** start of Records for this task **

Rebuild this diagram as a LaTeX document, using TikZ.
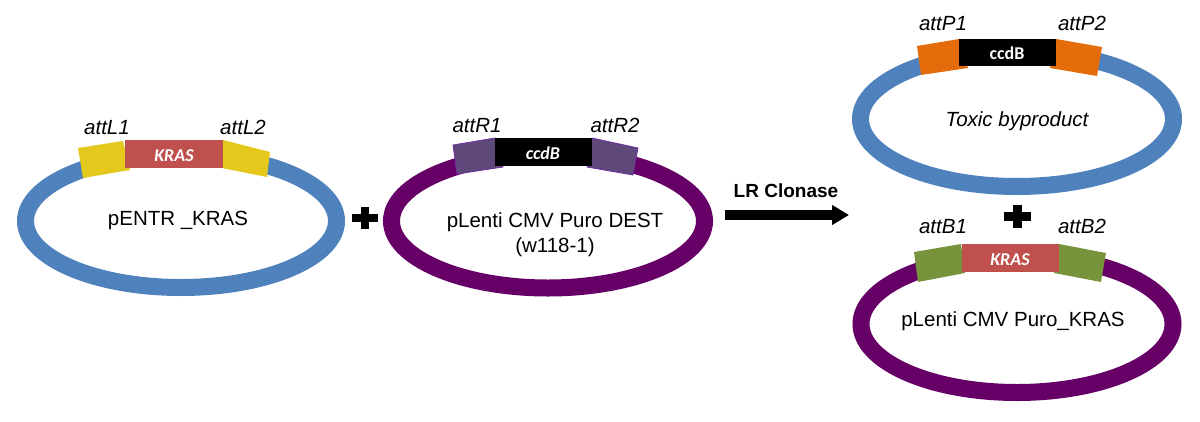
\documentclass[tikz,border=0pt]{standalone}
\usepackage{fontspec}
\setmainfont{Liberation Sans}
\newfontfamily\carlito{Carlito}
\usetikzlibrary{arrows.meta}
\definecolor{ringblue}{HTML}{4F81BD}
\definecolor{ringpurple}{HTML}{660066}
\definecolor{attyellow}{HTML}{E4C91C}
\definecolor{krasred}{HTML}{C0504D}
\definecolor{attpurple}{HTML}{5F497A}
\definecolor{attpurpleedge}{HTML}{7030A0}
\definecolor{attorange}{HTML}{E46C0A}
\definecolor{attgreen}{HTML}{77933C}
\tikzset{
  ring/.style={line width=17pt},
  lbl/.style={inner sep=0pt, anchor=base, font=\fontsize{20.5}{24}\selectfont},
  sitelbl/.style={lbl, font=\fontsize{20.5}{24}\selectfont\itshape},
  genelbl/.style={inner sep=0pt, anchor=base, text=white, font=\fontsize{18}{22}\selectfont\carlito\bfseries\itshape},
  ccdblbl/.style={inner sep=0pt, anchor=base, text=white, font=\fontsize{18}{22}\selectfont\carlito\bfseries},
  boldlbl/.style={inner sep=0pt, anchor=base, font=\fontsize{19}{23}\selectfont\bfseries},
}
\begin{document}
\begin{tikzpicture}[x=1pt,y=-1pt]
\useasboundingbox (0,0) rectangle (1200,421);

% ---------- Plasmid 1: pENTR_KRAS ----------
\coordinate (c1) at (181,221);
\draw[ring, ringblue] (c1) ellipse [x radius=155.5, y radius=66.5];
\fill[attyellow] (78,148) -- (123,141) -- (130,170) -- (83,178) -- cycle;
\fill[attyellow] (223,140) -- (270,152) -- (267,177) -- (222,168) -- cycle;
\fill[krasred] (125,140) rectangle (223,168);
\node[genelbl] (k1) at (174,161) {KRAS};
\node[sitelbl] (l1) at (107,134) {attL1};
\node[sitelbl] (l2) at (243,134) {attL2};
\node[lbl] (n1) at (178,225) {pENTR \_KRAS};

% ---------- plus 1 ----------
\fill[black] (352,214) rectangle (378,222);
\fill[black] (361,207) rectangle (369,229);

% ---------- Plasmid 2: pLenti CMV Puro DEST ----------
\coordinate (c2) at (548,221);
\draw[ring, ringpurple] (c2) ellipse [x radius=156.5, y radius=67];
\filldraw[fill=attpurple, draw=attpurpleedge, line width=0.8pt] (453,145) -- (495,138) -- (503,167) -- (457,174) -- cycle;
\filldraw[fill=attpurple, draw=attpurpleedge, line width=0.8pt] (592,138) -- (638,148) -- (633,175) -- (587,167) -- cycle;
\fill[black] (495,138) rectangle (592,166);
\node[genelbl] (cc2) at (543,159) {ccdB};
\node[sitelbl] (r1) at (477,132) {attR1};
\node[sitelbl] (r2) at (615,132) {attR2};
\node[lbl] (n2) at (555,227) {pLenti CMV Puro DEST};
\node[lbl] (n2b) at (555,252) {(w118-1)};

% ---------- Arrow ----------
\coordinate (as) at (725,215);
\coordinate (ae) at (849,215);
\draw[line width=10pt, -{Triangle[length=17pt,width=19pt]}] (as) -- (ae);
\node[boldlbl] (lr) at (786,197) {LR Clonase};

% ---------- Plasmid 3: Toxic byproduct ----------
\coordinate (c3) at (1017,119);
\draw[ring, ringblue] (c3) ellipse [x radius=156.5, y radius=67.5];
\fill[attorange] (917,46) -- (959,39) -- (968,68) -- (921,75) -- cycle;
\fill[attorange] (1056,39) -- (1102,47) -- (1097,76) -- (1050,68) -- cycle;
\fill[black] (959,39) rectangle (1056,66);
\node[ccdblbl] (cc3) at (1007,59) {ccdB};
\node[sitelbl] (p1) at (943,30) {attP1};
\node[sitelbl] (p2) at (1082,30) {attP2};
\node[lbl, font=\fontsize{20.5}{24}\selectfont\itshape] (n3) at (1017,126) {Toxic byproduct};

% ---------- plus 2 ----------
\fill[black] (1004,212) rectangle (1031,221);
\fill[black] (1013,205) rectangle (1022,228);

% ---------- Plasmid 4: pLenti CMV Puro_KRAS ----------
\coordinate (c4) at (1017,324);
\draw[ring, ringpurple] (c4) ellipse [x radius=156, y radius=68.5];
\fill[attgreen] (914,252) -- (961,244) -- (965,273) -- (918,282) -- cycle;
\fill[attgreen] (1059,244) -- (1106,253) -- (1101,282) -- (1054,273) -- cycle;
\fill[krasred] (962,244) rectangle (1059,272);
\node[genelbl] (k4) at (1010,265) {KRAS};
\node[sitelbl] (b1) at (943,233) {attB1};
\node[sitelbl] (b2) at (1082,233) {attB2};
\node[lbl] (n4) at (1013,326) {pLenti CMV Puro\_KRAS};
\end{tikzpicture}
\end{document}
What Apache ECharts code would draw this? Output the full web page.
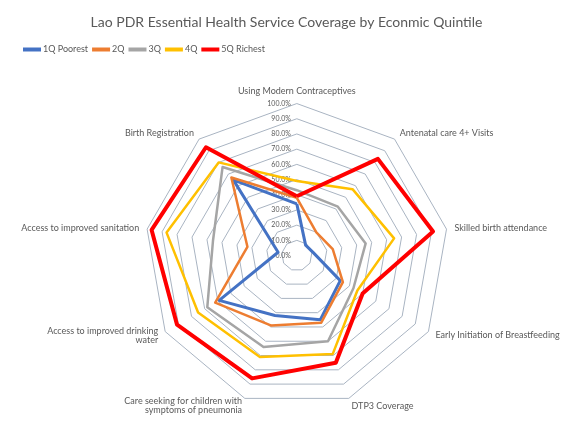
<!DOCTYPE html>
<html>
<head>
<meta charset="utf-8">
<script src="https://cdn.jsdelivr.net/npm/echarts@6/dist/echarts.min.js"></script>
<style>
  html, body { margin: 0; padding: 0; background: #fff; }
  #chart { width: 573px; height: 421px; }
</style>
</head>
<body>
<div id="chart"></div>
<script>
// indicators, clockwise from the top (as in the source chart)
var indicators = [
  'Using Modern Contraceptives',
  'Antenatal care 4+ Visits',
  'Skilled birth attendance',
  'Early Initiation of Breastfeeding',
  'DTP3 Coverage',
  'Care seeking for children with\nsymptoms of pneumonia',
  'Access to improved drinking\nwater',
  'Access to improved sanitation',
  'Birth Registration'
];
var seriesNames = ['1Q Poorest', '2Q', '3Q', '4Q', '5Q Richest'];
var q1 = [34, 9, 11, 33, 45, 42, 59, 12.5, 65];
var q2 = [38, 20, 24, 35, 47, 49, 62, 33, 67];
var q3 = [43, 42, 46, 43, 60, 64, 68, 56, 76];
var q4 = [49, 57, 65, 46, 69, 71, 75, 87, 80];
var q5 = [39, 83, 91, 50, 75, 86, 91, 97, 93];
var colors = ['#4472C4', '#ED7D31', '#A5A5A5', '#FFC000', '#FF0000'];
var widths = [3, 2.5, 2.5, 2.5, 4];

// echarts lays indicators out counter-clockwise, so reorder
var order = [0, 8, 7, 6, 5, 4, 3, 2, 1];
function reorder(arr) { return order.map(function (i) { return arr[i]; }); }

var font = 'Lato, "Open Sans", sans-serif';
var indicatorOpts = reorder(indicators).map(function (name, i) {
  var o = { name: name, min: 0, max: 100 };
  if (i === 0) {
    o.axisLabel = {
      show: true,
      fontSize: 7,
      color: '#595959',
      fontFamily: font,
      margin: 6,
      formatter: function (v) { return v.toFixed(1) + '%'; }
    };
  }
  return o;
});

var chart = echarts.init(document.getElementById('chart'));
chart.setOption({
  animation: false,
  color: colors,
  title: {
    text: 'Lao PDR Essential Health Service Coverage by Econmic Quintile',
    left: 'center',
    top: 10,
    textStyle: { fontSize: 14, fontWeight: 'normal', color: '#595959', fontFamily: font }
  },
  legend: {
    left: 18,
    top: 40,
    icon: 'rect',
    itemWidth: 18,
    itemHeight: 4,
    itemGap: 4,
    textStyle: { fontSize: 9, color: '#595959', fontFamily: font, padding: [0, 0, 0, -3] },
    data: seriesNames
  },
  radar: {
    center: ['51.8%', '60.7%'],
    radius: 152,
    startAngle: 90,
    shape: 'polygon',
    splitNumber: 10,
    indicator: indicatorOpts,
    axisName: { color: '#595959', fontSize: 9, fontFamily: font },
    nameGap: 8,
    axisLine: { show: false },
    axisTick: { show: false },
    axisLabel: { show: false },
    splitLine: { lineStyle: { color: '#a9b4c2', width: 1 } },
    splitArea: { show: false }
  },
  series: [{
    type: 'radar',
    symbol: 'none',
    data: [q1, q2, q3, q4, q5].map(function (vals, i) {
      return {
        name: seriesNames[i],
        value: reorder(vals),
        lineStyle: { color: colors[i], width: widths[i] },
        itemStyle: { color: colors[i] }
      };
    })
  }]
});
</script>
</body>
</html>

** end of Records for this task **

→ Exercise description: Output word for word the lines running from the one containing "What Apache ECharts" to the one containing "return order.map(function (i)", both included, leaving out the pictures.

→ The answer:
What Apache ECharts code would draw this? Output the full web page.
<!DOCTYPE html>
<html>
<head>
<meta charset="utf-8">
<script src="https://cdn.jsdelivr.net/npm/echarts@6/dist/echarts.min.js"></script>
<style>
  html, body { margin: 0; padding: 0; background: #fff; }
  #chart { width: 573px; height: 421px; }
</style>
</head>
<body>
<div id="chart"></div>
<script>
// indicators, clockwise from the top (as in the source chart)
var indicators = [
  'Using Modern Contraceptives',
  'Antenatal care 4+ Visits',
  'Skilled birth attendance',
  'Early Initiation of Breastfeeding',
  'DTP3 Coverage',
  'Care seeking for children with\nsymptoms of pneumonia',
  'Access to improved drinking\nwater',
  'Access to improved sanitation',
  'Birth Registration'
];
var seriesNames = ['1Q Poorest', '2Q', '3Q', '4Q', '5Q Richest'];
var q1 = [34, 9, 11, 33, 45, 42, 59, 12.5, 65];
var q2 = [38, 20, 24, 35, 47, 49, 62, 33, 67];
var q3 = [43, 42, 46, 43, 60, 64, 68, 56, 76];
var q4 = [49, 57, 65, 46, 69, 71, 75, 87, 80];
var q5 = [39, 83, 91, 50, 75, 86, 91, 97, 93];
var colors = ['#4472C4', '#ED7D31', '#A5A5A5', '#FFC000', '#FF0000'];
var widths = [3, 2.5, 2.5, 2.5, 4];

// echarts lays indicators out counter-clockwise, so reorder
var order = [0, 8, 7, 6, 5, 4, 3, 2, 1];
function reorder(arr) { return order.map(function (i) { return arr[i]; }); }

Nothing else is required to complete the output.